Si pensi, ad esempio, al caso di una Srl partecipata da 4 soci, tutti familiari, ciascuno con una quota del 25%; in questo caso e salvo che non siano rinvenibili le specifiche situazioni individuate dalle norme precedentemente analizzate, ciascuno dei soci dovrebbe poter accedere al regime forfettario con una propria partita Iva individuale.

Naturalmente l’Amministrazione finanziaria potrà, dal canto suo, ricorrere a tutti i suoi poteri di indagine per dimostrare, caso per caso, che esistono gli elementi del “controllo diretto o indiretto” della Srl.

Non si può, quindi, trarre una regola generale, valevole per tutte le situazioni ma non sembrano esservi neanche delle esclusioni automatiche dal regime forfettario per il titolare di partita Iva che sia socio, insieme ad altri familiari, di una Srl.

Non si può sottacere che in passato l’Amministrazione finanziaria ha considerato rilevanti, relativamente alla nozione di controllo e, in particolare, ai fini della perimetrazione del gruppo societario, anche le partecipazioni possedute dai familiari dell’imprenditore, individuati ai sensi dell’articolo 5, comma 5, Tuir (v. circolare 5/E/2016, relativamente al credito di imposta per attività di ricerca e sviluppo ex articolo 3 D.L. 145/2013); è pur vero, tuttavia, che si trattava di una interpretazione finalizzata a “(…) limitare possibili potenziali situazioni in cui il valore dell’attività di ricerca commissionata, e, quindi, il benefìcio ad essa collegato, possa essere determinato non in base al reale costo di mercato della commessa, ma subisca un’alterazione in conseguenza dall’influenza di un’impresa sulle decisioni dell’altra, che può manifestarsi non solo in dipendenza di vincoli azionari o contrattuali, ma anche per effetto di fattori economici (…)” (v. risoluzione 122/E/2017).

Le logiche della causa di esclusione in commento sembrano invece essere differenti; si può pensare, ad esempio, che si è voluto evitare che il soggetto in forfettario utilizzasse una “propria” Srl (da lui controllata) per fatturare le prestazioni che non poteva più fatturare in quanto aveva raggiunto il plafond massimo (€ 65.000), sfruttando congiuntamente i benefici della flat tax e quelli derivanti da una distribuzione di utili attentamente pianificata dalla sua Srl.

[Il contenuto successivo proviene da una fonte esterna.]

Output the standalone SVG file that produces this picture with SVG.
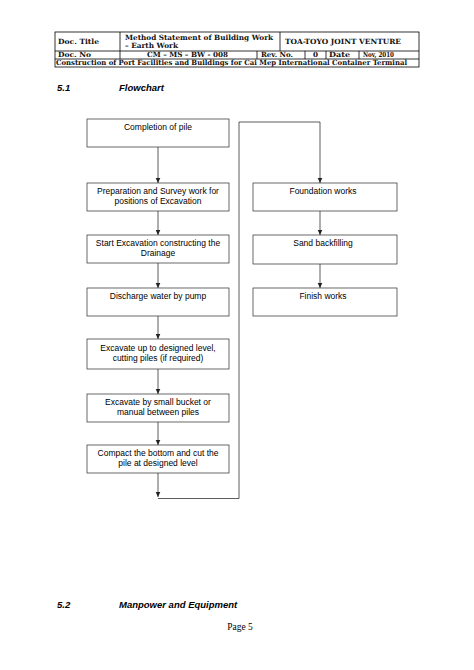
<svg xmlns="http://www.w3.org/2000/svg" width="474" height="670" viewBox="0 0 474 670">
<style>
.hd{font-family:"DejaVu Serif","Liberation Serif",serif;font-weight:bold;font-size:7.2px;fill:#111}
.bx{fill:#fff;stroke:#444;stroke-width:0.8}
.tx{font-family:"Liberation Sans",Arial,sans-serif;font-size:8.5px;fill:#000;text-anchor:middle}
.sec{font-family:"Liberation Sans",Arial,sans-serif;font-size:9.5px;font-weight:bold;font-style:italic;fill:#000}
.ln{fill:none;stroke:#333;stroke-width:0.8}
.tb{fill:none;stroke:#000;stroke-width:0.8}
</style>
<defs>
<marker id="ah" markerWidth="6" markerHeight="6" refX="5" refY="3" orient="auto" markerUnits="userSpaceOnUse">
<path d="M0,0.7 L5,3 L0,5.3 Z" fill="#222"/>
</marker>
</defs>
<rect width="474" height="670" fill="#fff"/>
<g id="header">
<rect class="tb" x="55" y="32" width="364" height="35"/>
<line class="tb" x1="55" y1="51" x2="419" y2="51"/>
<line class="tb" x1="55" y1="59" x2="419" y2="59"/>
<line class="tb" x1="120" y1="32" x2="120" y2="59"/>
<line class="tb" x1="280" y1="32" x2="280" y2="51"/>
<line class="tb" x1="257" y1="51" x2="257" y2="59"/>
<line class="tb" x1="305" y1="51" x2="305" y2="59"/>
<line class="tb" x1="326" y1="51" x2="326" y2="59"/>
<line class="tb" x1="359" y1="51" x2="359" y2="59"/>
<text class="hd" x="58" y="44" textLength="41" lengthAdjust="spacingAndGlyphs">Doc. Title</text>
<text class="hd" x="125" y="39.5" textLength="148" lengthAdjust="spacingAndGlyphs">Method Statement of Building Work</text>
<text class="hd" x="125" y="48" textLength="53" lengthAdjust="spacingAndGlyphs">– Earth Work</text>
<text class="hd" x="285" y="44" textLength="116" lengthAdjust="spacingAndGlyphs">TOA-TOYO JOINT VENTURE</text>
<text class="hd" x="58" y="57.3" textLength="33" lengthAdjust="spacingAndGlyphs">Doc. No</text>
<text class="hd" x="147" y="57.3" textLength="81" lengthAdjust="spacingAndGlyphs">CM – MS – BW - 008</text>
<text class="hd" x="261" y="57.3" textLength="32" lengthAdjust="spacingAndGlyphs">Rev. No.</text>
<text class="hd" x="313" y="57.3">0</text>
<text class="hd" x="329" y="57.3" textLength="21" lengthAdjust="spacingAndGlyphs">Date</text>
<text class="hd" x="363" y="57.3" textLength="31" lengthAdjust="spacingAndGlyphs">Nov, 2010</text>
<text class="hd" x="56" y="65.2" font-size="6.2" textLength="351" lengthAdjust="spacingAndGlyphs">Construction of Port Facilities and Buildings for Cai Mep International Container Terminal</text>
</g>
<g id="sec51">
<text class="sec" x="57" y="91">5.1</text>
<text class="sec" x="119" y="91">Flowchart</text>
</g>
<g id="n1"><rect class="bx" x="87" y="119" width="142" height="28"/><text class="tx" x="158" y="130">Completion of pile</text></g>
<g id="n2"><rect class="bx" x="87" y="183" width="142" height="28"/><text class="tx" x="158" y="194">Preparation and Survey work for</text><text class="tx" x="158" y="204">positions of Excavation</text></g>
<g id="n3"><rect class="bx" x="87" y="235" width="142" height="28"/><text class="tx" x="158" y="246">Start Excavation constructing the</text><text class="tx" x="158" y="256">Drainage</text></g>
<g id="n4"><rect class="bx" x="87" y="288" width="142" height="28"/><text class="tx" x="158" y="299">Discharge water by pump</text></g>
<g id="n5"><rect class="bx" x="87" y="339" width="142" height="30"/><text class="tx" x="158" y="351">Excavate up to designed level,</text><text class="tx" x="158" y="361">cutting piles (if required)</text></g>
<g id="n6"><rect class="bx" x="87" y="394" width="142" height="28"/><text class="tx" x="158" y="405">Excavate by small bucket or</text><text class="tx" x="158" y="415">manual between piles</text></g>
<g id="n7"><rect class="bx" x="87" y="445" width="142" height="28"/><text class="tx" x="158" y="456">Compact the bottom and cut the</text><text class="tx" x="158" y="466">pile at designed level</text></g>
<g id="n8"><rect class="bx" x="253" y="183" width="144" height="28"/><text class="tx" x="323" y="194">Foundation works</text></g>
<g id="n9"><rect class="bx" x="253" y="235" width="144" height="29"/><text class="tx" x="323" y="246">Sand backfilling</text></g>
<g id="n10"><rect class="bx" x="253" y="288" width="144" height="28"/><text class="tx" x="323" y="299">Finish works</text></g>
<g id="connectors">
<line class="ln" x1="158" y1="147" x2="158" y2="183" marker-end="url(#ah)"/>
<line class="ln" x1="158" y1="211" x2="158" y2="235" marker-end="url(#ah)"/>
<line class="ln" x1="158" y1="263" x2="158" y2="288" marker-end="url(#ah)"/>
<line class="ln" x1="158" y1="316" x2="158" y2="339" marker-end="url(#ah)"/>
<line class="ln" x1="158" y1="369" x2="158" y2="394" marker-end="url(#ah)"/>
<line class="ln" x1="158" y1="422" x2="158" y2="445" marker-end="url(#ah)"/>
<line class="ln" x1="158" y1="473" x2="158" y2="497" marker-end="url(#ah)"/>
<polyline class="ln" points="158,498.5 239,498.5 239,122 320,122 320,183" marker-end="url(#ah)"/>
<line class="ln" x1="320" y1="211" x2="320" y2="235" marker-end="url(#ah)"/>
<line class="ln" x1="320" y1="264" x2="320" y2="288" marker-end="url(#ah)"/>
</g>
<g id="sec52">
<text class="sec" x="57" y="608">5.2</text>
<text class="sec" x="119" y="608">Manpower and Equipment</text>
</g>
<text x="240" y="630" text-anchor="middle" font-family="Liberation Serif, serif" font-size="9.5">Page 5</text>
</svg>
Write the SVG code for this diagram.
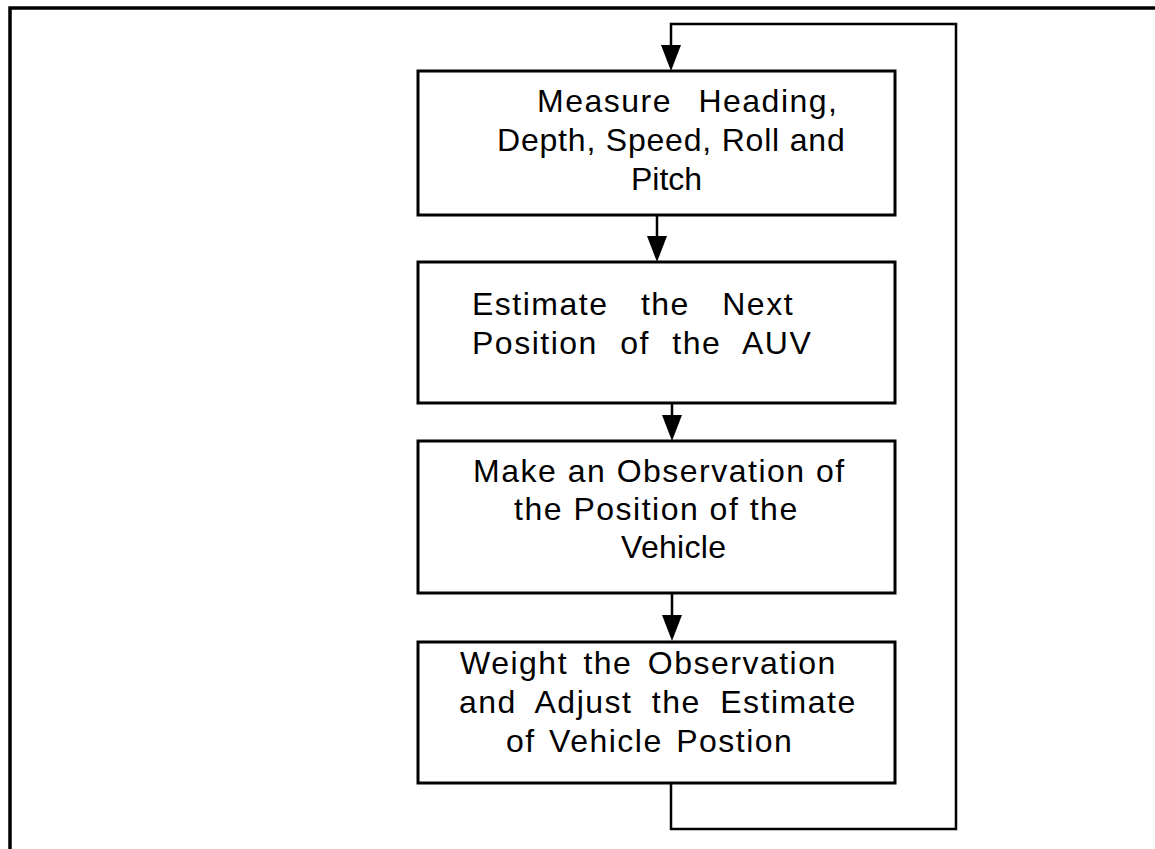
<svg xmlns="http://www.w3.org/2000/svg" width="1155" height="849" viewBox="0 0 1155 849">
<defs>
<style>
.frame{fill:none;stroke:#000;stroke-width:3.5}
.box{fill:#fff;stroke:#000;stroke-width:3}
.conn{fill:none;stroke:#000;stroke-width:2.5}
.lbl{font-family:"Liberation Sans",Arial,sans-serif;font-size:32px;letter-spacing:1.5px;fill:#000}
</style>
<marker id="ah" markerUnits="userSpaceOnUse" viewBox="0 0 26 20" markerWidth="26" markerHeight="20" refX="16" refY="10" orient="auto">
<path d="M0,0 L26,10 L0,20 z" fill="#000"/>
</marker>
</defs>
<rect width="1155" height="849" fill="#fff"/>
<path class="frame" d="M10,849 V8 H1155"/>
<g id="connectors">
<path class="conn" d="M657,215 V252" marker-end="url(#ah)"/>
<path class="conn" d="M672,403 V431" marker-end="url(#ah)"/>
<path class="conn" d="M672,593 V631" marker-end="url(#ah)"/>
<path class="conn" d="M671,783 V829 H956 V24 H671 V61" marker-end="url(#ah)"/>
</g>
<g id="node1">
<rect class="box" x="418" y="71" width="477" height="144"/>
<text class="lbl" x="537" y="112" word-spacing="16">Measure Heading,</text>
<text class="lbl" x="497" y="151" style="letter-spacing:0.8px">Depth, Speed, Roll and</text>
<text class="lbl" x="631" y="190" style="letter-spacing:0px">Pitch</text>
</g>
<g id="node2">
<rect class="box" x="418" y="262" width="477" height="141"/>
<text class="lbl" x="472" y="315" word-spacing="22">Estimate the Next</text>
<text class="lbl" x="472" y="354" word-spacing="12">Position of the AUV</text>
</g>
<g id="node3">
<rect class="box" x="418" y="441" width="477" height="152"/>
<text class="lbl" x="473" y="482">Make an Observation of</text>
<text class="lbl" x="514" y="520">the Position of the</text>
<text class="lbl" x="621" y="558" style="letter-spacing:0.3px">Vehicle</text>
</g>
<g id="node4">
<rect class="box" x="418" y="642" width="477" height="141"/>
<text class="lbl" x="460" y="674" word-spacing="5">Weight the Observation</text>
<text class="lbl" x="459" y="713" word-spacing="9">and Adjust the Estimate</text>
<text class="lbl" x="506" y="752" word-spacing="3">of Vehicle Postion</text>
</g>
</svg>
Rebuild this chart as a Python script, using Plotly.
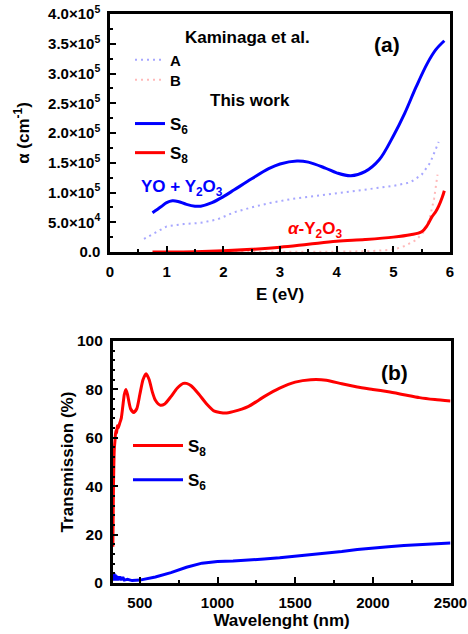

Infine si vuole ricordare che, con riferimento all’ipotesi dei due soci ciascuno avente una quota del 50%, l’Agenzia delle Entrate – con la risoluzione 376/E/2007 – ha avuto modo di chiarire che, in questa situazione, non si può escludere in termini assoluti la possibilità che sia individuabile una situazione di controllo da parte di uno dei due soci; infatti, precisa la risoluzione, “(…) l’ampiezza del concetto di controllo prevista dall’articolo 2359 del c.c. richiede necessariamente una analisi approfondita del complesso dei rapporti intercorrenti tra i soggetti coinvolti al fine di verificare se uno di essi eserciti sull’altro un’influenza dominante in virtù di particolari vincoli contrattuali con essa (…)”.